A somewhat similar point, though in very unusual circumstances, arose in Dessau v. Rowley [1916] W.N. 238. That, like In re Jordon, was a case of a voluntary payment in. The plaintiff had declined to accept the payment in and proceeded with the case to the point of giving notice of trial. No further step was taken, however, for several months and the defendant was adjudicated bankrupt, a fact which escaped the plaintiff's notice. Subsequently a scheme of arrangement was approved by the court and the bankruptcy was annulled. The effect was thus that the defendant was released from debts proveable in the bankruptcy so that the plaintiff, not having proved, was unable to proceed with the action. The defendant applied to strike out the action for want of prosecution and the only question before the court was the disposition of the money in court. The argument on the plaintiff's behalf was, in reliance on the cases already referred to, that he was a secured creditor and thus entitled to rest on his security outside the bankruptcy. The contrary argument was that, there being a denial of liability, the money remained the defendant's subject to the provisions of Order 22. In this court the leading judgment was delivered by Lord Justice Swinfed-Eady. He distinguished the case from one where liability had been admitted, but said that the court had no material before it to enable it to determine to whom the money now ought to be paid. Accordingly he directed that there should be an inquiry before the master as to whether there was at the date of payment in any sum due from the defendant to the plaintiff as alleged in the pleadings.
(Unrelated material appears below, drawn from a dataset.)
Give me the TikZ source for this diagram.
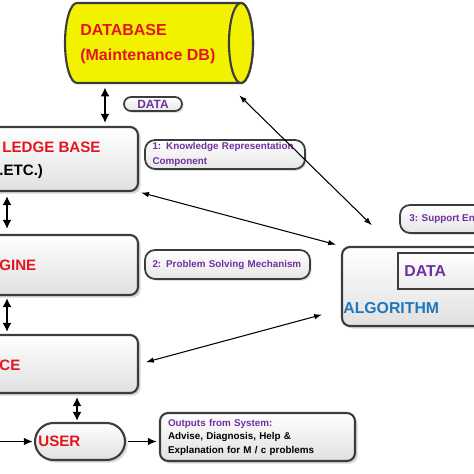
\documentclass[tikz,border=0pt]{standalone}
\usepackage{fontspec}
\setmainfont{Liberation Sans}
\usepackage{xcolor}
\usepackage{tikz}
\usetikzlibrary{arrows.meta,shadows}
\definecolor{esred}{RGB}{226,22,30}
\definecolor{espurple}{RGB}{112,48,160}
\definecolor{esblue}{RGB}{32,118,188}
\definecolor{esyellow}{RGB}{242,242,0}
\definecolor{esline}{RGB}{60,60,60}
\newcommand{\ESbig}{\fontsize{8.6}{14.2}\selectfont\bfseries}
\newcommand{\ESsmall}{\fontsize{5.6}{7.7}\selectfont\bfseries}
\tikzset{
  esbox/.style={draw=esline, line width=1.2pt, rounded corners=0.16cm, top color=white, bottom color=black!12,
    drop shadow={shadow xshift=1.5pt, shadow yshift=-1.5pt, fill=black!30}},
  espill/.style={draw=esline, line width=1pt, rounded corners=0.2cm, top color=white, bottom color=black!10,
    drop shadow={shadow xshift=1pt, shadow yshift=-1pt, fill=black!25}, font=\ESsmall, text=espurple,
    inner xsep=0.15cm, inner ysep=0pt},
  esdrum/.style={draw=esline, line width=1.2pt, fill=esyellow},
  eslabel/.style={anchor=west, inner sep=0pt, font=\ESbig},
  esarrow/.style={{Latex[length=1.6mm,width=1.1mm]}-{Latex[length=1.6mm,width=1.1mm]}, line width=0.6pt},
  esvarrow/.style={{Latex[length=1.8mm,width=1.8mm]}-{Latex[length=1.8mm,width=1.8mm]}, line width=1.1pt},
  essarrow/.style={-{Latex[length=1.8mm,width=1.5mm]}, line width=1pt},
}

\begin{document}
\begin{tikzpicture}[x=0.02cm, y=-0.02cm]
  \useasboundingbox (0,0) rectangle (474,474);
  \clip (0,0) rectangle (474,474);

  \node[minimum width=3.76cm, minimum height=1.6cm, inner sep=0pt] (db) at (159,43) {};
  \draw[esdrum] (77,3) -- (241,3) arc[start angle=-90, end angle=90, x radius=12, y radius=40]
    -- (77,83) arc[start angle=90, end angle=270, x radius=12, y radius=40] -- cycle;
  \draw[esdrum] (241,43) ellipse [x radius=12, y radius=40];
  \node[eslabel, text=esred, align=left, font=\fontsize{9.1}{14.2}\selectfont\bfseries] (dbtext) at (80,44.5) {DATABASE\\(Maintenance DB)};
  \node[espill, rounded corners=0.14cm, minimum width=1.16cm, minimum height=0.28cm, font=\fontsize{6.8}{8}\selectfont\bfseries] (datatag) at (153,104) {DATA};

  \node[esbox, minimum width=4.36cm, minimum height=1.28cm] (kb) at (29,159) {};
  \node[eslabel, text=esred] (kbname) at (2,147) {LEDGE BASE};
  \node[eslabel] (kbnote) at (-1,172) {.ETC.)};
  \node[esbox, minimum width=4.36cm, minimum height=1.2cm] (ie) at (29,265) {};
  \node[eslabel, text=esred] (iename) at (-1,265) {GINE};
  \node[esbox, minimum width=4.36cm, minimum height=1.16cm] (ui) at (29,364) {};
  \node[eslabel, text=esred] (uiname) at (-1,365) {CE};
  \node[esbox, rounded corners=0.37cm, minimum width=1.8cm, minimum height=0.74cm] (user) at (80,441.5) {};
  \node[eslabel, text=esred] (username) at (38,441) {USER};

  \node[espill, minimum width=3.2cm, minimum height=0.58cm, text width=2.9cm, align=left,
    font=\fontsize{5.6}{8.4}\selectfont\bfseries] (krtag) at (225,154.5) {1: Knowledge Representation\\Component};
  \node[espill, minimum width=3.3cm, minimum height=0.58cm, text width=3cm, align=left] (pstag) at (227.5,264.5) {2: Problem Solving Mechanism};
  \node[espill, minimum width=3.2cm, minimum height=0.56cm] (setag) at (480,219) {};
  \node[eslabel, font=\ESsmall, text=espurple] (setext) at (409,219) {3: Support En};

  \node[esbox, minimum width=4.36cm, minimum height=1.58cm] (sup) at (451,286.5) {};
  \node[draw=esline, line width=1.4pt, top color=white, bottom color=black!8, minimum width=3.24cm, minimum height=0.72cm] (supdata) at (479,271) {};
  \node[eslabel, font=\fontsize{9}{11}\selectfont\bfseries, text=espurple] (supdatatext) at (404,271) {DATA};
  \node[eslabel, font=\fontsize{9}{11}\selectfont\bfseries, text=esblue] (algo) at (343,308) {ALGORITHM};

  \node[esbox, minimum width=3.9cm, minimum height=0.8cm, text width=3.58cm, align=left, inner xsep=0.16cm,
    font=\ESsmall] (out) at (257.5,437) {\textcolor{espurple}{Outputs from System:}\\Advise, Diagnosis, Help \&\\Explanation for M / c problems};

  \coordinate (dbkb) at ([xshift=1.52cm]kb.north);
  \coordinate (kbie) at ([xshift=-0.44cm]kb.south);
  \coordinate (ieui) at ([xshift=-0.44cm]ie.south);
  \coordinate (uiuser) at ([xshift=-0.06cm]user.north);
  \coordinate (userin) at ([xshift=-0.9cm]user.west);
  \draw[esvarrow, shorten <=0.06cm, shorten >=0.08cm] (dbkb) -- (dbkb |- db.south);
  \draw[esvarrow, shorten <=0.08cm, shorten >=0.1cm] (kbie) -- (kbie |- ie.north);
  \draw[esvarrow, shorten <=0.04cm, shorten >=0.04cm] (ieui) -- (ieui |- ui.north);
  \draw[esvarrow, shorten <=0.02cm, shorten >=0.06cm] (uiuser) -- (uiuser |- ui.south);
  \draw[essarrow, shorten >=0.02cm] (userin) -- (user.west);
  \draw[essarrow, shorten <=0.04cm, shorten >=0.04cm] (user.east) -- (user.east -| out.west);
  \draw[esarrow, shorten <=0.34cm, shorten >=0.59cm] ([xshift=1.36cm]db.south) -- ([xshift=-1.16cm]sup.north);
  \draw[esarrow, shorten <=0.04cm, shorten >=0.1cm] (kb.south east) -- (sup.north west);
  \draw[esarrow, shorten <=0.14cm, shorten >=0.39cm] (ui.east) -- ([yshift=-0.46cm]sup.west);
\end{tikzpicture}
\end{document}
The master was then to deal with the fund according to the event.


Lord Justice Phillimore and Lord Justice Bankes concurred, the former observing that he thought the plaintiff a secured creditor and that nothing that had happened in the bankruptcy ought to deprive him of the right to have the money appropriated to meet his claim.


Finally, we have been referred to Re a Debtor [1932] 101 L.J. Ch. 372, a decision of a divisional court in bankruptcy consisting of Lords Justices Luxmoore and Farwell, where it was held that a plaintiff who had declined to accept money paid into court with a denial...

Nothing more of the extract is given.